I believe the biggest difference between going startup versus big tech is the culture and the work environment. Things in a startup are going to be a lot more chaotic and unstructured, whereas in big tech they’ve figured out the protocols and the policies and how best to handle most situations. Structure can be great in a lot of ways, it means most situations on average are probably handled better and the decisions and outcomes are likely more informed, intentional, and educated. That being said, red tape and bureaucracy can be incredibly frustrating at times. Trying to launch something new can get dragged out into a much longer endeavor than it feels it needs to be, or worse, the project can be killed for purely political reasons. This is usually for good reasons; big companies have a brand to protect. So at low key startups, you get to move faster and have more autonomy.

I’ll give one concrete example: my starter project when I joined Google. It was to add a feature to our “hover-to-expand” advertisements that when a user clicks, it will automatically “short circuit” the 2 second delay and expand the ad immediately. I made the change and tested it in maybe 20 minutes. It was a two line JavaScript change. Huray! Onto the next project right? Wrong. I ended up having to write a LOT more code to run a side by side experiment where only some small portion of traffic had this feature enabled and the engagement rates, durations, and all of the other important statistics were calculated in a side by side analysis. I had to write up a report showing the impact on the metrics and justifying this change was worth submitting formally, then I had to do a series of changes to slowly ramp it up to full production traffic. Finally some more changelists to clean up all of the experiments. Ultimately, it was probably a month or two of work for what seemed like an obvious feature and was only a 2 line diff. Granted, I was a Noogler, and this was probably done largely to teach me how to run experiments correctly for what would later be much more risky changes, but still you get the idea. If you want to “move fast and break things” you might prefer to work for a startup over a big tech company.

6. How to get funding.

There are a couple of options here, I’ll touch briefly on a few of them: 1) bootstrapping, 2) prize money / grants, 3) pre-sales, 4) friends and family, 5) angels, 6) accelerators and VCs.

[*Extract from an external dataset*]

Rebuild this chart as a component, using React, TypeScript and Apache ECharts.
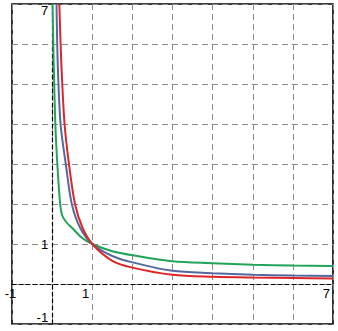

Bootstrapping is just funding the project yourself. This is probably a component of almost every startup. If you’re not putting your own money on the line because you believe in this project, why should anyone else? The second is prize money. This is more relevant while you’re in school or a recent graduate, and is a great option. Why? It’s free money. Basically you do a little work that’s likely helping you build your business anyways and you get funding without sacrificing any equity. There are also grants from the government or private industry that will help small businesses get started but these get a lot more competitive and become a lot more work to win. It’s always good to consider how much time these will take however and weigh if it’s worth the time or is a distraction from building the business.

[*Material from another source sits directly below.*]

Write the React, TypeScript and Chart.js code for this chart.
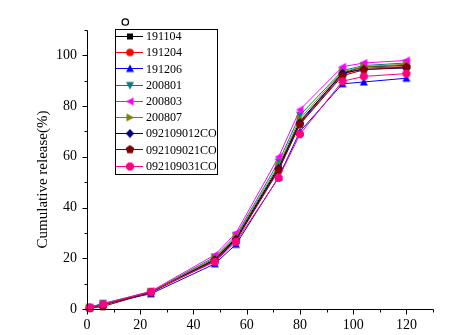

Pre-sales is an amazing option that I highly recommend all founders explore if it’s relevant to the business you are building. Crowdfunding platforms like Kickstarter or Indiegogo are really just a form of “pre-sales” which you can also do on your own, likely for a much lower fee, on something like Wix or Squarespace. The reason pre-sales are amazing is that 1) you get the money to build up front, without giving away equity, and 2) you verify people actually want to buy the thing you’re planning to build. If you did your homework and read the books from the reading list, you’ll realize this is your biggest pitfall in building a startup. The biggest and most common issue is people building something that no one ends up wanting to buy. By doing a pre-sale you verify that people want to buy it and what they’re willing to spend to get it. The biggest risk here is your time and money marketing your pre-sale campaign. Get creative and try to bootstrap a low cost way to get the word out. The main downside to this is that most people underestimate the time and money that things will take to build at scale and what all can go wrong in that process. If a supplier gives you a few good samples of hardware, then when they deliver the next batch the quality is much lower, what are your options? You likely don’t have enough funding to engage in any legal battles. Make sure you’re prepared for things to go wrong and you have enough cushion in your profit margin to make it worthwhile.

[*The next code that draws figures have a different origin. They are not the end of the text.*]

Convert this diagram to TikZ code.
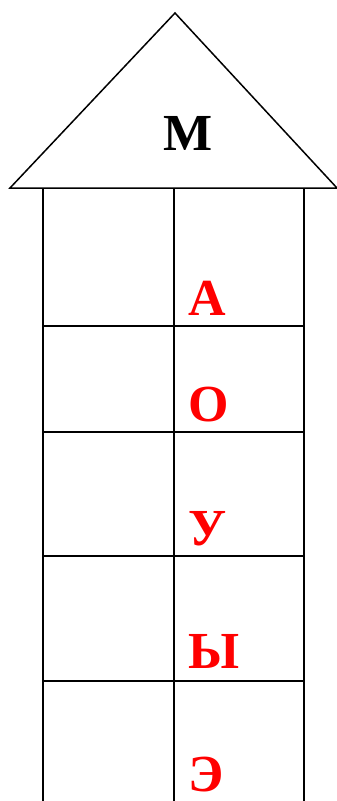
\documentclass[tikz,border=0pt]{standalone}
\usepackage{fontspec}
\setmainfont{Liberation Serif}
\usetikzlibrary{positioning}
\definecolor{ink}{HTML}{000000}
\definecolor{vowel}{HTML}{FF0000}
\tikzset{wall/.style={draw=ink,line width=1.8pt},roof/.style={draw=ink,line width=1.5pt,line join=miter},
  cons/.style={font=\fontsize{52}{52}\selectfont\bfseries,text=ink,inner sep=0pt,anchor=base west},
  vow/.style={font=\fontsize{52}{52}\selectfont\bfseries,text=vowel,inner sep=0pt,anchor=base west}}

\begin{document}
\begin{tikzpicture}[x=1pt,y=-1pt]
\useasboundingbox (0,0) rectangle (337,801);
\coordinate (apex) at (175,13);\coordinate (eaveL) at (10,188);\coordinate (eaveR) at (337,188);
\draw[roof] (eaveL)--(apex)--(eaveR)--cycle;
\node[cons] (m) at (163,150) {М};
% house columns and floors
\foreach \x in {43,174,304} \draw[wall] (\x,188)--(\x,801);
\foreach \y in {326,432,556,681} \draw[wall] (43,\y)--(304,\y);
\node[vow] (a) at (188,315) {А};
\node[vow] (o) at (188,421) {О};
\node[vow] (u) at (188,545) {У};
\node[vow] (y) at (188,668) {Ы};
\node[vow] (e) at (188,791) {Э};
\end{tikzpicture}
\end{document}
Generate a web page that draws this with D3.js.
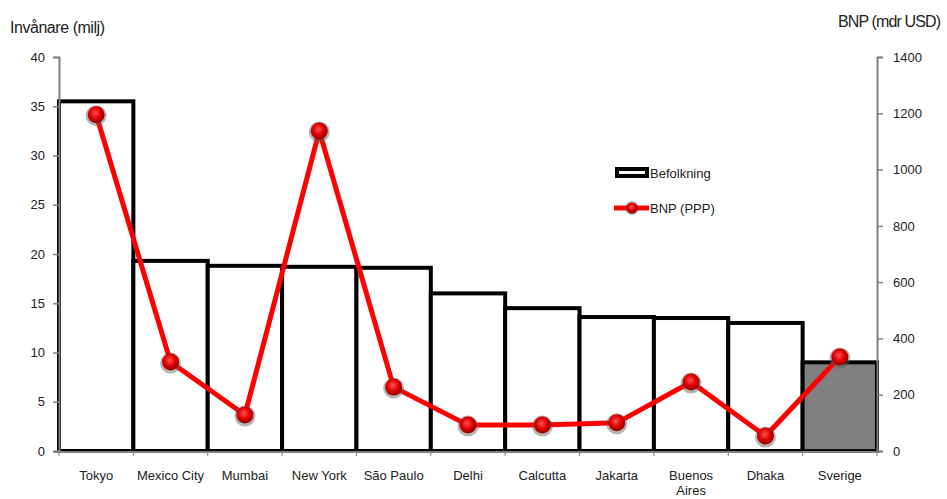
<!DOCTYPE html>
<html><head><meta charset="utf-8">
<script src="https://cdn.jsdelivr.net/npm/d3@7"></script>
<style>body{margin:0;background:#fff}svg{display:block}text{font-family:"Liberation Sans",Arial,sans-serif;fill:#222}</style>
</head><body><svg id="c" width="947" height="499"></svg>
<script>
const categories=["Tokyo","Mexico City","Mumbai","New York","São Paulo","Delhi","Calcutta","Jakarta","Buenos Aires","Dhaka","Sverige"];
const population=[35.5,19.3,18.8,18.7,18.6,16.0,14.5,13.6,13.5,13.0,9.0];
const gdp=[1195,316,128,1137,227,92,92,100,245,53,334];
const leftTicks=[0,5,10,15,20,25,30,35,40];
const rightTicks=[0,200,400,600,800,1000,1200,1400];

const svg=d3.select("#c");
const L=59,R=877,T=57,B=451;
const x=d3.scaleBand().domain(categories).range([L,R]).padding(0);
const yL=d3.scaleLinear().domain([0,40]).range([B,T]);
const yR=d3.scaleLinear().domain([0,1400]).range([B,T]);

const defs=svg.append("defs");
const g=defs.append("radialGradient").attr("id","mk").attr("cx","45%").attr("cy","40%").attr("r","60%");
g.append("stop").attr("offset","0%").attr("stop-color","#ff5050");
g.append("stop").attr("offset","55%").attr("stop-color","#e00000");
g.append("stop").attr("offset","100%").attr("stop-color","#900000");

// bars
svg.append("g").selectAll("rect").data(categories).join("rect")
 .attr("x",d=>x(d)).attr("width",x.bandwidth())
 .attr("y",(d,i)=>yL(population[i])).attr("height",(d,i)=>B-yL(population[i]))
 .attr("fill",(d,i)=>d==="Sverige"?"#808080":"#fff")
 .attr("stroke","#000").attr("stroke-width",4);

// axes
const axL=svg.append("g").attr("transform",`translate(${L},0)`).call(d3.axisLeft(yL).tickValues(leftTicks).tickSize(6).tickPadding(8));
const axR=svg.append("g").attr("transform",`translate(${R},0)`).call(d3.axisRight(yR).tickValues(rightTicks).tickFormat(d3.format("d")).tickSize(6).tickPadding(10));
[axL,axR].forEach(a=>{a.select(".domain").attr("stroke","#808080").attr("stroke-width",2);a.selectAll(".tick line").attr("stroke","#808080").attr("stroke-width",1.5);a.selectAll("text").attr("font-size",13).attr("fill","#222").attr("font-family","Liberation Sans, Arial");});

// x axis
svg.append("line").attr("x1",L-5).attr("x2",R).attr("y1",B+1).attr("y2",B+1).attr("stroke","#808080").attr("stroke-width",2);
const bounds=categories.map(c=>x(c)).concat([R]);
svg.append("g").selectAll("line").data(bounds).join("line").attr("x1",d=>d).attr("x2",d=>d).attr("y1",B+1).attr("y2",B+5).attr("stroke","#808080").attr("stroke-width",1);
const xl=svg.append("g").selectAll("text").data(categories).join("text")
 .attr("x",d=>x(d)+x.bandwidth()/2).attr("y",480).attr("text-anchor","middle").attr("font-size",13);
xl.each(function(d){const t=d3.select(this);if(d==="Buenos Aires"){t.append("tspan").attr("x",x(d)+x.bandwidth()/2).text("Buenos");t.append("tspan").attr("x",x(d)+x.bandwidth()/2).attr("dy",15).text("Aires");}else t.text(d);});

// line
const line=d3.line().x((d,i)=>x(categories[i])+x.bandwidth()/2).y(d=>yR(d));
svg.append("path").datum(gdp).attr("d",line).attr("fill","none").attr("stroke","#ff0000").attr("stroke-width",5);
function marker(sel){sel.append("circle").attr("r",10.5).attr("cy",1).attr("fill","rgba(90,90,90,0.45)");sel.append("circle").attr("r",8.5).attr("fill","url(#mk)");}
svg.append("g").selectAll("g").data(gdp).join("g").attr("transform",(d,i)=>`translate(${x(categories[i])+x.bandwidth()/2},${yR(d)})`).call(marker);

// legend
svg.append("rect").attr("x",617).attr("y",169).attr("width",30).attr("height",7).attr("fill","#fff").attr("stroke","#000").attr("stroke-width",4);
svg.append("text").attr("x",650).attr("y",178).attr("font-size",13).text("Befolkning");
svg.append("line").attr("x1",614).attr("x2",649).attr("y1",208).attr("y2",208).attr("stroke","#ff0000").attr("stroke-width",5);
svg.append("g").attr("transform","translate(632,208)").call(s=>{s.append("circle").attr("r",7).attr("fill","rgba(90,90,90,0.45)");s.append("circle").attr("r",5.5).attr("fill","url(#mk)");});
svg.append("text").attr("x",650).attr("y",213).attr("font-size",13).text("BNP (PPP)");

// titles
svg.append("text").attr("x",10).attr("y",33).attr("font-size",16).attr("textLength",95).text("Invånare (milj)");
svg.append("text").attr("x",838).attr("y",27).attr("font-size",16).attr("textLength",103).text("BNP (mdr USD)");
</script></body></html>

Finally, there are the options that will dilute ownership by giving away equity in exchange for money. These are all theoretically the same, just the people doing it are increasingly experienced at doing so, and dedicate more of their time to it. First is friends and family. They likely have little or no experience “investing” and they’re likely doing it to help you get started. I would suggest to only go this route if the friend/family member would be happy for you even if the business fails and they don’t get their money back. Statistically speaking, that’s what’s going to happen. Next up is angel investors. These are wealthy individuals who make investments in startups regularly, frequently because they have built a company that had a successful exit event (acquisition, IPO, etc) and enjoy being involved in the process of growing businesses. This can be an extremely valuable person to have on your team because of their strategic experience and valuable network. Likely you’ll want to target angels that are in your space so that their experience and network are the most applicable to the business you’ll be trying to build.

Finally, there are venture capital firms. These are people who invest money full-time. Their day in, day out is finding companies and deploying capital. Reading Venture Deals will give you a very in depth look at this fascinating field. Trying to get funding from a VC will likely lead to giving away the most equity because their job is to get a good return on the money others have invested with them, but it frequently comes with a substantial amount of value. VCs are some of the best and brightest and they do this full time. They frequently have a whole staff dedicated to deploying capital and helping their portfolio companies succeed. Their network connections and guidance, especially for a first time founder, will likely be invaluable. Additionally, getting buy in from the VCs can provide you some validation that your business model is on the right track and frequently when pitching they will openly give you feedback on their concerns or hesitations. Don’t back down just because they express concerns. They aren’t infallible, but definitely use this as an opportunity to learn and refine. Double down on risks they identify that you think are worth taking, and maybe avoid some of the valid pitfalls that they point out.

Accelerators are another great option early on. It’s effectively a very hands on VC for early stage companies. In addition to funding, they typically give you a place to work and help you network and refine the business model during the early days. If you want that kind of hands on support, they are definitely worth considering. If your business is already roaring, maybe stay focused on growing the core business.

The feedback I have received is that an ideal set up for an early stage seed round is two reputable VC firms, one leading and one with a smaller investment, and one or two angels who are experienced founders in your space. Also keep in mind that a relationship with a VC firm is going to be a long one, and they have a lot of power to make your life uncomfortable down the road, so get feedback from other founders they have funded and make sure that you cautiously commit to this relationship.